I was wondering if you might know any friends who are also looking to [briefly describe the goals your business has met, and that friends might also like met].

If so, could you please refer them to us using the [your brand] referral program? You can access the program by clicking on this link: [insert link to referral program page].

Whenever you refer a friend, and they make their first purchase, we’ll give you [reward] as a thank you.
Thanks again,

[Your name]

If sending mass referral emails, you should still include an individual customer’s name in the subject line and email. 

You could also send a timed, templated email shortly after a customer makes a purchase – and mention the purchase – for a personal touch.

8. Optimize for mobile 

Your email needs to be mobile-responsive. Strive to make the mobile experience top-notch, since people spend most of their time on their smartphones. Over 80% of customers will open an email on their phone! 

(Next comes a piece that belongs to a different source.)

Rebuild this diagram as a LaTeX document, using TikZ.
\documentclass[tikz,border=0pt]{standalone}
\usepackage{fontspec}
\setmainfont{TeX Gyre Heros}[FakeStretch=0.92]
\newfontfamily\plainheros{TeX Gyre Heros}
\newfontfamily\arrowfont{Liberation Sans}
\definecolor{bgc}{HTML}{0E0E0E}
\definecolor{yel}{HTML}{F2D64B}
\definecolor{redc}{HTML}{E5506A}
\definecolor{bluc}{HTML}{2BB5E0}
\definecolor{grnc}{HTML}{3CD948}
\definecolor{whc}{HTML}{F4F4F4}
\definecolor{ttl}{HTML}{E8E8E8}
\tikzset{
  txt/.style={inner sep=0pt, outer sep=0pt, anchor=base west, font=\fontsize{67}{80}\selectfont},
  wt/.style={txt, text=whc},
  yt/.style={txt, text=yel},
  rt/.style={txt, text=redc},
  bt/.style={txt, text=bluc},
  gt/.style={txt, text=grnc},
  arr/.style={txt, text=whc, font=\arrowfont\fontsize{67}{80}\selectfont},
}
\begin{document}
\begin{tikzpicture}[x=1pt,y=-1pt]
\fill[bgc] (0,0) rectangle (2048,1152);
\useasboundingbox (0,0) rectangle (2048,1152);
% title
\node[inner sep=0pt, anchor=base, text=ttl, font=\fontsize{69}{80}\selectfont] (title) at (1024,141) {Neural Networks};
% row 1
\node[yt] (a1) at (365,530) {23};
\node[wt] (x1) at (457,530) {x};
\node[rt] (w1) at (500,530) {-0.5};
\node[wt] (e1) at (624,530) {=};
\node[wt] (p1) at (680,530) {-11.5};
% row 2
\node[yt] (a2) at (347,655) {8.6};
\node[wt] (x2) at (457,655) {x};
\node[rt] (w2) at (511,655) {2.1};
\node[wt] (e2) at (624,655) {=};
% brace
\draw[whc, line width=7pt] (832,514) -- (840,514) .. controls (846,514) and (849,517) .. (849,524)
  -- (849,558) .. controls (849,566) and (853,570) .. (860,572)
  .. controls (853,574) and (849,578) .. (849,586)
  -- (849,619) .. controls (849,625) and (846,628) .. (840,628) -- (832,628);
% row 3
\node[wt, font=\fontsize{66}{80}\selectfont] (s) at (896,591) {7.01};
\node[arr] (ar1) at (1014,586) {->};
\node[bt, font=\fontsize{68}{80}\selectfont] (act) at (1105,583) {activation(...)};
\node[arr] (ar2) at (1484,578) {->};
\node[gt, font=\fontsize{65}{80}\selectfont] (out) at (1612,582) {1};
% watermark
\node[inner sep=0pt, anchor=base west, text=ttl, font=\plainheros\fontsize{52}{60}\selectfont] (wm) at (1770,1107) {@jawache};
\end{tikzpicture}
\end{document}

As more and more people continue to use mobile devices for interacting with friends, you should leverage a mobile referral program to increase the likelihood of them sharing your products or services with their friends. 

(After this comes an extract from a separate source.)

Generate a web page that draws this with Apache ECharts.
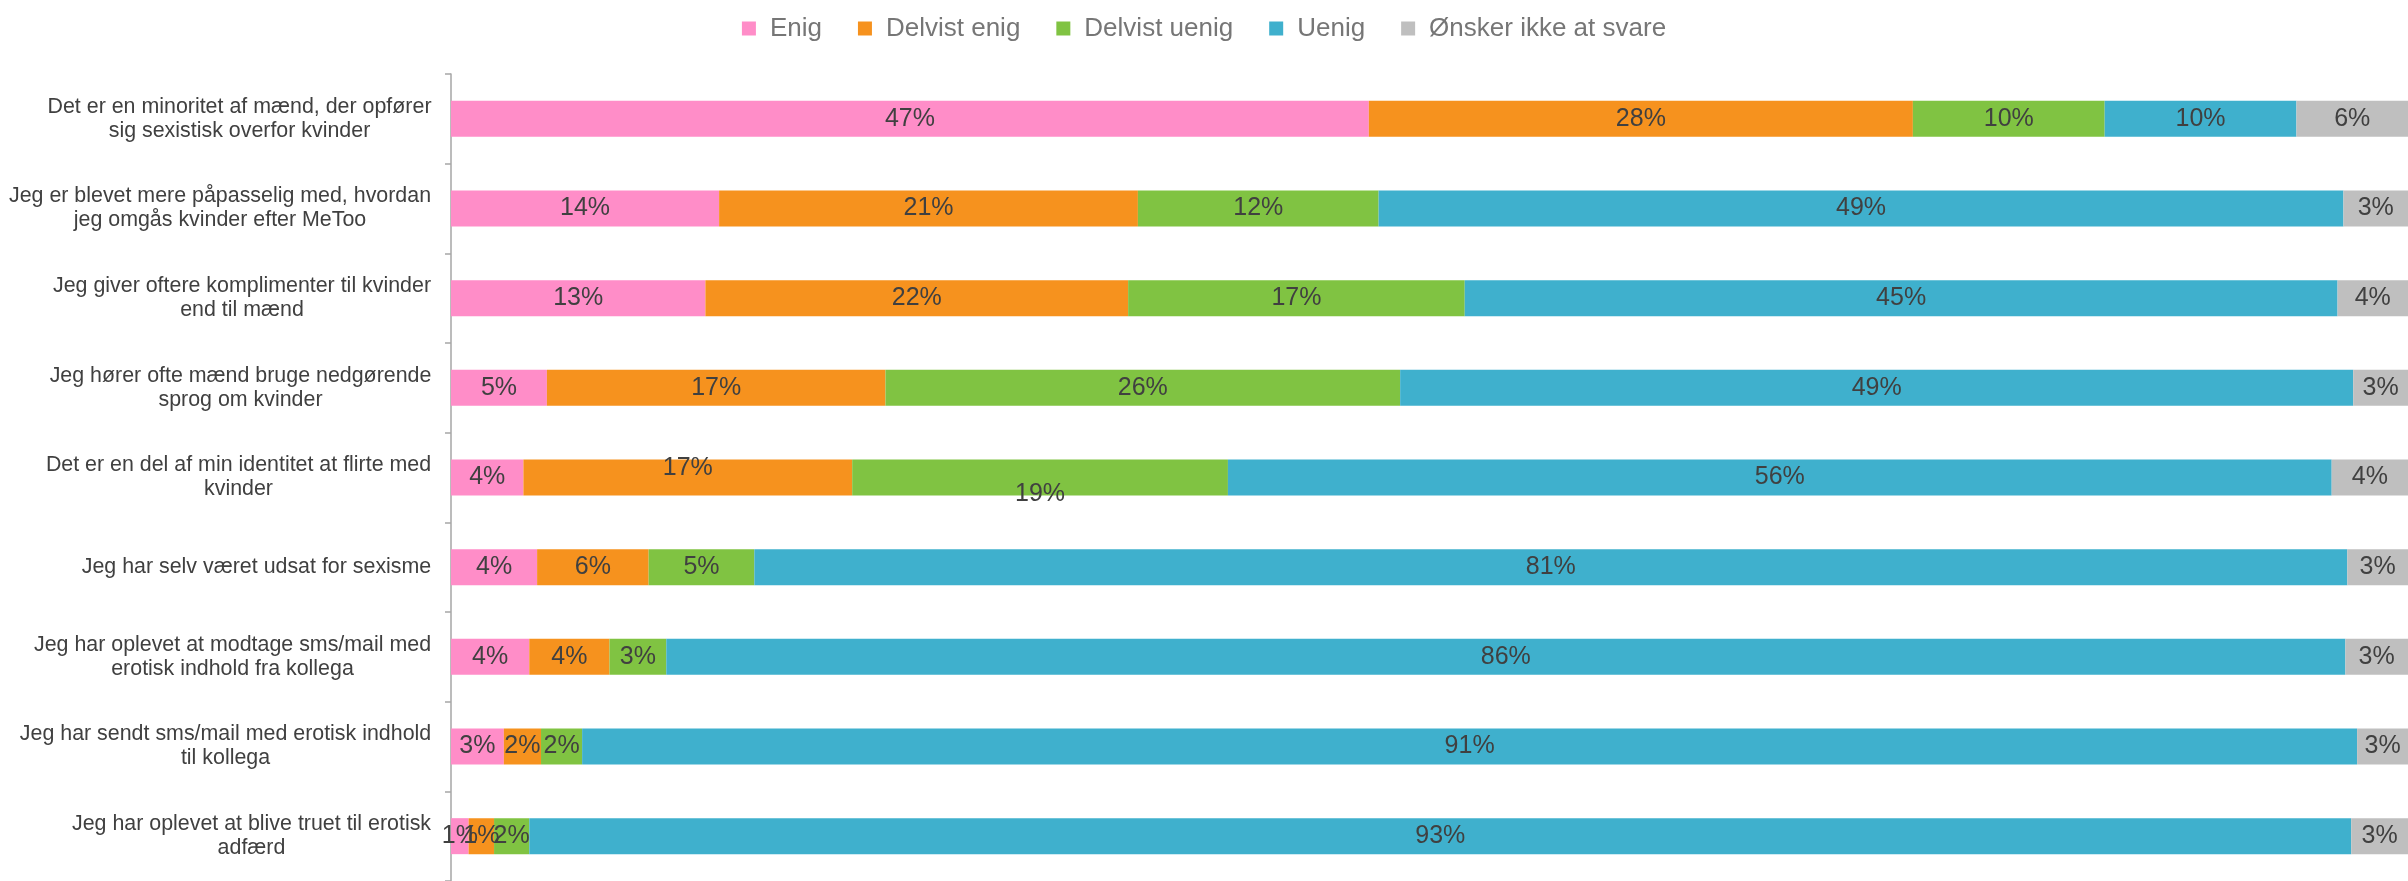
<!DOCTYPE html>
<html>
<head>
<meta charset="utf-8">
<script src="https://cdn.jsdelivr.net/npm/echarts@6/dist/echarts.min.js"></script>
<style>
  html, body { margin: 0; padding: 0; background: #ffffff; }
  #chart { width: 2408px; height: 881px; }
</style>
</head>
<body>
<div id="chart"></div>
<script>
const categories = [
  'Det er en minoritet af mænd, der opfører\nsig sexistisk overfor kvinder',
  'Jeg er blevet mere påpasselig med, hvordan\njeg omgås kvinder efter MeToo',
  'Jeg giver oftere komplimenter til kvinder\nend til mænd',
  'Jeg hører ofte mænd bruge nedgørende\nsprog om kvinder',
  'Det er en del af min identitet at flirte med\nkvinder',
  'Jeg har selv været udsat for sexisme',
  'Jeg har oplevet at modtage sms/mail med\nerotisk indhold fra kollega',
  'Jeg har sendt sms/mail med erotisk indhold\ntil kollega',
  'Jeg har oplevet at blive truet til erotisk\nadfærd'
]

const seriesNames = ['Enig', 'Delvist enig', 'Delvist uenig', 'Uenig', 'Ønsker ikke at svare']

// andele i procent, aflæst fra segmenternes bredde
const enig = [46.9, 13.7, 13.0, 4.9, 3.7, 4.4, 4.0, 2.7, 0.9]
const delvistEnig = [27.8, 21.4, 21.6, 17.3, 16.8, 5.7, 4.1, 1.9, 1.3]
const delvistUenig = [9.8, 12.3, 17.2, 26.3, 19.2, 5.4, 2.9, 2.1, 1.8]
const uenig = [9.8, 49.3, 44.6, 48.7, 56.4, 81.4, 85.8, 90.7, 93.1]
const oenskerIkke = [5.7, 3.3, 3.6, 2.8, 3.9, 3.1, 3.2, 2.6, 2.9]

const colors = ['#FF8DC8', '#F6921E', '#80C342', '#3FB0CD', '#BFBFBF']
const FONT = 'Liberation Sans, Arial, sans-serif'

// labels that sit off-centre in the original (row 5)
const labelShift = { '1-4': [0, -9], '2-4': [0, 17] }

// category labels: block right-aligned at the axis, lines centred within it
const catFontSize = 21.4
const measureCtx = document.createElement('canvas').getContext('2d')
measureCtx.font = catFontSize + 'px ' + FONT
const rich = {}
categories.forEach((c, i) => {
  const w = Math.max(...c.split('\n').map(l => measureCtx.measureText(l).width))
  rich['c' + i] = {
    width: Math.ceil(w) + 1,
    align: 'center',
    color: '#404040',
    fontSize: catFontSize,
    lineHeight: 24,
    fontFamily: FONT
  }
})

const chart = echarts.init(document.getElementById('chart'))

const values = [enig, delvistEnig, delvistUenig, uenig, oenskerIkke]

const series = values.map((arr, si) => ({
  name: seriesNames[si],
  type: 'bar',
  stack: 'total',
  barWidth: 36,
  itemStyle: { color: colors[si] },
  label: {
    show: true,
    position: 'inside',
    color: '#404040',
    fontSize: 25,
    fontFamily: FONT,
    formatter: p => Math.round(p.value) + '%'
  },
  data: arr.map((v, i) => {
    const shift = labelShift[si + '-' + i]
    return shift ? { value: v, label: { offset: shift } } : v
  })
}))

const option = {
  backgroundColor: '#ffffff',
  animation: false,
  color: colors,
  legend: {
    top: 10,
    left: 'center',
    icon: 'rect',
    itemWidth: 14,
    itemHeight: 14,
    itemGap: 36,
    textStyle: {
      color: '#767676',
      fontSize: 26,
      lineHeight: 27,
      fontFamily: FONT,
      padding: [0, 0, 0, 9]
    },
    data: seriesNames
  },
  grid: {
    left: 451,
    right: 0,
    top: 74,
    height: 811,
    containLabel: false
  },
  xAxis: {
    type: 'value',
    min: 0,
    max: 100,
    show: false
  },
  yAxis: {
    type: 'category',
    inverse: true,
    data: categories,
    axisLine: { show: true, lineStyle: { color: '#A6A6A6', width: 1.5 } },
    axisTick: { show: true, length: 6, lineStyle: { color: '#A6A6A6', width: 1.5 } },
    axisLabel: {
      margin: 19,
      align: 'right',
      rich: rich,
      formatter: (v, i) => v.split('\n').map(l => '{c' + i + '|' + l + '}').join('\n')
    }
  },
  series: series
}

chart.setOption(option, true)
</script>
</body>
</html>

Sample referral email: Bombas

So, how can you apply these referral email best practices when asking for referrals in a mass email? 

Check out how Bombas integrates them into one of their mass referral emails: 

  • Image with the headline and “get free socks” text draws the reader in
  • Reward (the free socks) is mentioned right away
  • Concise but catchy explanation of the program – done with a bulleted list
  • Takes advantage of white space
  • CTA button (in pink!) is easy to find
  • The only thing missing is the customer’s name
bombas sample referral email


Customers are bombarded with promotional messages in their email inboxes. In order to stand out and get more referrals, you should know who, when, and how to ask for referrals in an email.

If you implement the above tips properly, you will receive more new clients from your referral request emails. Referral emails have the potential to not only multiply your customer referrals, but create a loyal customer base.